Adding a Par construct to Python?

Albert van der Horst albert at spenarnc.xs4all.nl
Wed May 27 08:58:02 EDT 2009


In article <02204669$0$25303$c3e8da3 at news.astraweb.com>,
Steven D'Aprano  <steve at REMOVE-THIS-cybersource.com.au> wrote:
>On Sun, 17 May 2009 18:24:34 +0200, Diez B. Roggisch wrote:
>
>>> But reduce()? I can't see how you can parallelize reduce(). By its
>>> nature, it has to run sequentially: it can't operate on the nth item
>>> until it is operated on the (n-1)th item.
>>
>> That depends on the operation in question. Addition for example would
>> work.
>
>You'd think so, but you'd be wrong. You can't assume addition is always
>commutative.
>
>>>> reduce(operator.add, (1.0, 1e57, -1e57))
>0.0
>>>> reduce(operator.add, (1e57, -1e57, 1.0))
>1.0
>
>
>
>> My math-skills are a bit too rusty to qualify the exact nature of
>> the operation, commutativity springs to my mind.
>
>And how is reduce() supposed to know whether or not some arbitrary
>function is commutative?

Why would it or need it?
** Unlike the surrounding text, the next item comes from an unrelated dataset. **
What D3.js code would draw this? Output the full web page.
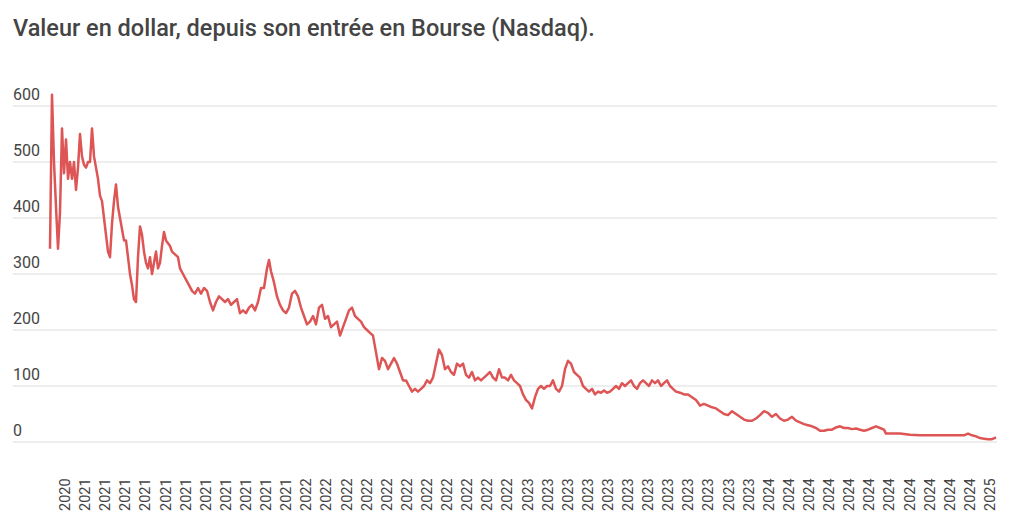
<!DOCTYPE html>
<html><head><meta charset="utf-8">
<script src="https://cdn.jsdelivr.net/npm/d3@7"></script>
<style>body{margin:0;background:#fff;font-family:Roboto,sans-serif}</style>
</head><body><svg id="c" width="1024" height="512"></svg>
<script>
const title = "Valeur en dollar, depuis son entrée en Bourse (Nasdaq).";
const yTicks = [0, 100, 200, 300, 400, 500, 600];
const xLabels = ["2020",
  "2021","2021","2021","2021","2021","2021","2021","2021","2021","2021","2021",
  "2022","2022","2022","2022","2022","2022","2022","2022","2022","2022","2022",
  "2023","2023","2023","2023","2023","2023","2023","2023","2023","2023","2023","2023",
  "2024","2024","2024","2024","2024","2024","2024","2024","2024","2024","2024",
  "2025"];
// session index (arbitrary units) and closing value
const session = [0,2,4,6,8,10,12,14,16,18,20,22,24,26,28,30,32,34,36,38,40,42,44,46,48,50,52,54,56,58,60,62,64,66,68,70,72,74,76,78,80,82,84,86,88,90,92,94,96,98,100,102,104,106,108,110,112,114,116,118,120,122,125,128,130,133,136,139,142,145,148,151,154,157,160,163,166,169,172,175,178,181,184,187,190,193,196,199,202,205,208,211,214,217,219,221,224,227,230,233,236,239,242,245,248,251,254,257,260,263,266,269,272,275,278,281,284,287,290,293,296,299,302,305,308,311,314,317,320,323,326,329,332,335,338,341,344,347,350,353,356,359,362,365,368,371,374,377,380,383,386,389,392,395,398,401,404,407,410,413,416,419,422,425,428,431,434,437,440,443,446,449,452,455,458,461,464,467,470,473,476,479,482,485,488,491,494,497,500,503,506,509,512,515,518,521,524,527,530,533,536,539,542,545,548,551,554,557,560,563,566,569,572,575,578,581,584,587,590,593,596,599,602,605,608,611,614,617,620,623,626,630,634,638,642,646,650,654,658,662,666,670,674,678,682,686,690,694,698,702,706,710,714,718,722,726,730,734,738,742,746,750,754,758,762,766,770,774,778,782,786,790,794,798,802,806,810,814,818,822,826,830,834,836,840,850,860,870,880,890,900,910,914,918,922,926,930,934,938,942,946];
const value = [345,620,500,420,345,410,560,480,540,470,500,470,500,450,490,550,510,495,490,500,500,560,510,490,470,440,430,400,370,340,330,390,430,460,420,400,380,360,360,330,300,280,255,250,330,385,370,340,320,310,330,300,320,340,310,320,350,375,360,355,350,340,335,330,310,300,290,280,270,265,275,265,275,270,250,235,250,260,255,250,255,245,250,255,230,235,230,240,245,235,250,275,275,310,325,305,285,260,245,235,230,240,265,270,260,240,225,210,215,225,210,240,245,220,225,205,210,215,190,205,220,235,240,225,220,215,205,200,195,190,160,130,150,145,130,140,150,140,125,110,110,100,90,95,90,95,100,110,105,115,140,165,155,130,135,125,120,140,135,140,120,115,125,110,115,110,115,120,125,115,110,130,115,115,110,120,110,105,100,85,75,70,60,80,95,100,95,100,100,110,95,90,100,130,145,140,125,120,115,100,95,90,95,85,90,88,92,88,90,95,100,95,105,100,105,110,100,95,105,110,105,100,110,105,110,100,105,110,100,95,90,88,85,85,80,75,65,68,65,62,60,55,50,48,55,50,45,40,38,38,42,48,55,52,45,50,42,38,40,45,38,35,32,30,28,25,20,20,22,22,26,28,25,25,23,24,22,20,22,25,28,25,22,15,15,15,13,12,12,12,12,12,12,15,12,10,7,6,5,5,8,7];

const svg = d3.select("#c");
const x = d3.scaleLinear().domain([0, d3.max(session)]).range([50, 996]);
const y = d3.scaleLinear().domain([0, 600]).range([442, 106]);
const xl = d3.scalePoint().domain(d3.range(xLabels.length)).range([65, 990]);

svg.append("text").attr("x", 13).attr("y", 36).attr("fill", "#444")
  .attr("font-size", 23.5).attr("font-weight", 500).text(title);

const gy = svg.append("g");
gy.selectAll("line").data(yTicks).join("line")
  .attr("x1", 13).attr("x2", 997).attr("y1", d => y(d)).attr("y2", d => y(d))
  .attr("stroke", "#dddddd").attr("stroke-width", 1);
gy.selectAll("text").data(yTicks).join("text")
  .attr("x", 13).attr("y", d => y(d) - 6).attr("fill", "#444").attr("font-size", 16)
  .text(d => d);

svg.append("g").selectAll("text").data(xLabels).join("text")
  .attr("transform", (d, i) => `translate(${xl(i) + 5},511) rotate(-90)`)
  .attr("fill", "#444").attr("font-size", 14.5).text(d => d);

svg.append("path").datum(d3.zip(session, value))
  .attr("fill", "none").attr("stroke", "#dd5555").attr("stroke-width", 2.5)
  .attr("stroke-linejoin", "round")
  .attr("d", d3.line().x(d => x(d[0])).y(d => y(d[1])));
</script></body></html>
A Python that understands the ``par''
keyword is supposed to know it can play some tricks with
optimizing reduce() if the specific function is commutative.

>--
>Steven

Groetjes Albert

--
-- 
Albert van der Horst, UTRECHT,THE NETHERLANDS
Economic growth -- like all pyramid schemes -- ultimately falters.